One, two and perhaps three court tennis facilities should not be of the same quality as the four, five and six court facilities. Those that play tennis or even those that want to play tennis prefer higher quality surfaces, frequent court turnover and more importantly, the ability to meet other players and play more tennis. According to the United States Tennis Association 2012 participation survey, the number one reason cited as to why people do not play more tennis is the inability to find a partner.
A grassroots Tennis Association that connects our community of tennis players is a
fundamental necessity without which the game cannot grow. Think Hockey, Soccer, and Baseball
Associations and the significant role they have played in organizing and connecting
players. The 2013 Parks and Recreation master plan addressed the issues and concerns of residents with regards to tennis and the draft Tennis Strategy does not meet the fundamental needs and requirements of the tennis playing community and it falls well short of its mandate. A tennis strategy that does not
include a Tennis Association is a vote for the status quo.

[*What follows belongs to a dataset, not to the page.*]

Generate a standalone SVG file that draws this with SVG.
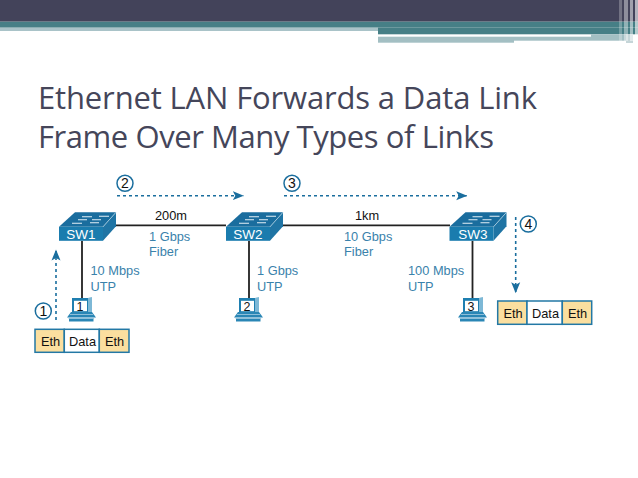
<svg xmlns="http://www.w3.org/2000/svg" width="638" height="478" viewBox="0 0 638 478">
<style>
.title{font-family:"Open Sans","DejaVu Sans",sans-serif;font-size:31px;fill:#45465a}
.lbl{font-family:"Liberation Sans",Arial,sans-serif;font-size:12.8px;fill:#3a82ab}
.blk{font-family:"Liberation Sans",Arial,sans-serif;font-size:12.8px;fill:#111}
.sw{font-family:"Liberation Sans",Arial,sans-serif;font-size:13.5px;fill:#fff;text-anchor:middle}
.num{font-family:"Liberation Sans",Arial,sans-serif;font-size:14px;fill:#111;text-anchor:middle}
.pcn{font-family:"Liberation Sans",Arial,sans-serif;font-size:12.5px;fill:#111;text-anchor:middle}
.dash{fill:none;stroke:#1a6e9e;stroke-width:1.6;stroke-dasharray:3 3}
.link{fill:none;stroke:#222;stroke-width:1.8}
.eth{fill:#fbdf9f;stroke:#2378a5;stroke-width:1.5}
.data{fill:#fff;stroke:#2378a5;stroke-width:1.5}
.circ{fill:#fff;stroke:#1a6e9e;stroke-width:1.5}
</style>
<defs>
<marker id="ah" markerWidth="12" markerHeight="10" refX="10.500" refY="5" orient="auto" markerUnits="userSpaceOnUse"><path d="M0 0.500L11 5L0 9.500L2.500 5Z" fill="#1a6e9e"/></marker>
<g id="swi">
<path d="M0 14.500L16 0H57L44 14.500Z" fill="#1a6d9e"/>
<path d="M44 14.500L57 0V14L44 28.500Z" fill="#1f74a4"/>
<rect x="0" y="14.500" width="44" height="14" fill="#1a7cae"/>
<path d="M44 14.500L57 0" stroke="#bcd9e8" stroke-width=".7" fill="none"/>
<path d="M23 4.500H33M40 4H50M13 11H23M31 10.500H40M19 7.500H28M33 7.500H42" stroke="#e4f0f6" stroke-width="1.100" fill="none"/>
</g>
<g id="pc">
<path d="M5 1H21L25 .5V15H5Z" fill="#1f7fb0"/>
<path d="M21 1L25 .5V15H21Z" fill="#7db8d6"/>
<rect x="7" y="3.800" width="13" height="10.400" fill="#fff"/>
<path d="M4 15H25L29 20.500H0Z" fill="#2a86b5"/>
<path d="M3 17.500H26" stroke="#a6cde2" stroke-width=".8"/>
<path d="M1 20.500H28L26.500 22H2Z" fill="#8fc0da"/>
<path d="M2 22H26.500V24.500H2Z" fill="#2a86b5"/>
</g>
</defs>
<rect width="638" height="478" fill="#fff"/>
<g id="header">
<rect x="0" y="0" width="638" height="21.700" fill="#43435a"/>
<rect x="0" y="21.700" width="638" height="6" fill="#467f86"/>
<rect x="0" y="27.700" width="378" height="3.300" fill="#a9c3c8"/>
<rect x="378" y="27.700" width="260" height="6.600" fill="#467f86"/>
<rect x="591" y="34.300" width="35" height="6.400" fill="#a3bfc3"/>
<rect x="378" y="36.700" width="136" height="6" fill="#a3bfc3"/>
<rect x="514" y="36.700" width="77" height="4" fill="#a3bfc3"/>
<rect x="626" y="34.300" width="7" height="8.700" fill="#c5d5d8"/>
<rect x="619" y="0" width="3" height="41" fill="#fff" opacity=".25"/>
<rect x="624" y="0" width="4" height="41" fill="#fff" opacity=".4"/>
<rect x="630" y="0" width="3" height="41" fill="#fff" opacity=".5"/>
<rect x="635" y="0" width="3" height="41" fill="#fff" opacity=".6"/>
</g>
<g id="title">
<text class="title" x="38" y="109.300" textLength="499" lengthAdjust="spacing">Ethernet LAN Forwards a Data Link</text>
<text class="title" x="38" y="147.700" textLength="456" lengthAdjust="spacing">Frame Over Many Types of Links</text>
</g>
<g id="connectors">
<path class="link" d="M116 225.400H226M283 225.400H450M82 241V298M249 241V298M472.500 241V298"/>
<path class="dash" d="M56 320V250" marker-end="url(#ah)"/>
<path class="dash" d="M117 195.700H243.300" marker-end="url(#ah)"/>
<path class="dash" d="M284 195.700H466.700" marker-end="url(#ah)"/>
<path class="dash" d="M515.700 217V292.700" marker-end="url(#ah)"/>
</g>
<g id="sw1"><use href="#swi" x="59" y="212.300"/><text class="sw" x="81" y="239">SW1</text></g>
<g id="sw2"><use href="#swi" x="226" y="212.300"/><text class="sw" x="248" y="239">SW2</text></g>
<g id="sw3"><use href="#swi" x="449.500" y="212.300"/><text class="sw" x="473" y="239">SW3</text></g>
<g id="pc1"><use href="#pc" x="67" y="297"/><text class="pcn" x="80" y="310.500">1</text></g>
<g id="pc2"><use href="#pc" x="234" y="297"/><text class="pcn" x="247" y="310.500">2</text></g>
<g id="pc3"><use href="#pc" x="458" y="297"/><text class="pcn" x="471" y="310.500">3</text></g>
<g id="step1"><circle class="circ" cx="43.300" cy="311" r="8"/><text class="num" x="43.300" y="316">1</text></g>
<g id="step2"><circle class="circ" cx="125" cy="183.300" r="8"/><text class="num" x="125" y="188.300">2</text></g>
<g id="step3"><circle class="circ" cx="292" cy="183.300" r="8"/><text class="num" x="292" y="188.300">3</text></g>
<g id="step4"><circle class="circ" cx="528.300" cy="224" r="8"/><text class="num" x="528.300" y="229">4</text></g>
<g id="labels">
<text class="blk" x="155" y="220">200m</text>
<text class="blk" x="355" y="220">1km</text>
<text class="lbl" x="149" y="240.500">1 Gbps</text><text class="lbl" x="149" y="255.500">Fiber</text>
<text class="lbl" x="344" y="240.500">10 Gbps</text><text class="lbl" x="344" y="255.500">Fiber</text>
<text class="lbl" x="90.500" y="275.300">10 Mbps</text><text class="lbl" x="90.500" y="290.500">UTP</text>
<text class="lbl" x="257" y="275.300">1 Gbps</text><text class="lbl" x="257" y="290.500">UTP</text>
<text class="lbl" x="408" y="275.300">100 Mbps</text><text class="lbl" x="408" y="290.500">UTP</text>
</g>
<g id="frame1">
<rect class="eth" x="35" y="329.300" width="29.300" height="23"/><rect class="data" x="64.300" y="329.300" width="35" height="23"/><rect class="eth" x="99.300" y="329.300" width="29.700" height="23"/>
<text class="blk" x="41" y="345.700">Eth</text><text class="blk" x="69" y="345.700">Data</text><text class="blk" x="105" y="345.700">Eth</text>
</g>
<g id="frame2">
<rect class="eth" x="497.700" y="301" width="29.300" height="23.300"/><rect class="data" x="527" y="301" width="35.300" height="23.300"/><rect class="eth" x="562.300" y="301" width="29.400" height="23.300"/>
<text class="blk" x="503.500" y="317.500">Eth</text><text class="blk" x="532" y="317.500">Data</text><text class="blk" x="568" y="317.500">Eth</text>
</g>
</svg>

Higher quality multi-court facilities should be designated as prime courts and as such, they should allow for longer playing times as opposed to the current rules of one set or ½ hour. A prime court would allow for one hour of play and it would have 1/2 of the courts rotated on the hour while the other courts rotate on the half hour. This will ensure that courts are available every half hour and it would avoid the unnecessary and awkward arguments that usually occur when players simply camp out on the courts.
The report acknowledges the community club as important sports organizations that play a significant role in growing and supporting the sport of tennis. It speaks to the need of sharing expenses and then recommends the community club be responsible for 100% of the operating expenses including the utilities and outdoor lighting. We find it hard to rationalize this proposal but can accept it if it is applied to all sports clubs/organizations in Richmond Hill and we have a Tennis Association that can help defray these costs.
A grassroots Tennis Association is best suited to govern, coordinate and grow the game of tennis but to do so, it must be in a position to generate revenue. This would likely be in the form of club assessments, managing and coordinating leagues, lessons and summer camps as well as running, managing or overseeing indoor tennis facilities.
The association would "collaborate and work" with the Town. making recommendations for new clubs, financially assisting clubs and contributing or perhaps covering the cost of resurfacing tennis courts throughout Richmond Hill.
The tennis association would also take on the role of managing the community tennis clubs, thereby eliminating or reducing expenses for the community clubs such as website management, club manager expenses, and cost savings on the bulk purchase of equipment including tennis balls. It is important to realize that the number one problem facing community tennis clubs is the ability to attract and find volunteers. The silo approach recommended in the draft Tennis Strategy fails to recognize this issue.
We would therefore, recommend the community clubs adopt a new format of operation such as an advisory board, elected or appointed which would work with the association to govern and coordinate activities including providing increased public access to courts at all community. An association could guarantee public access to all community club courts as it would have the ability to coordinate programming at each Club which would free up prime time courts, perhaps even more time than what is called for in the report.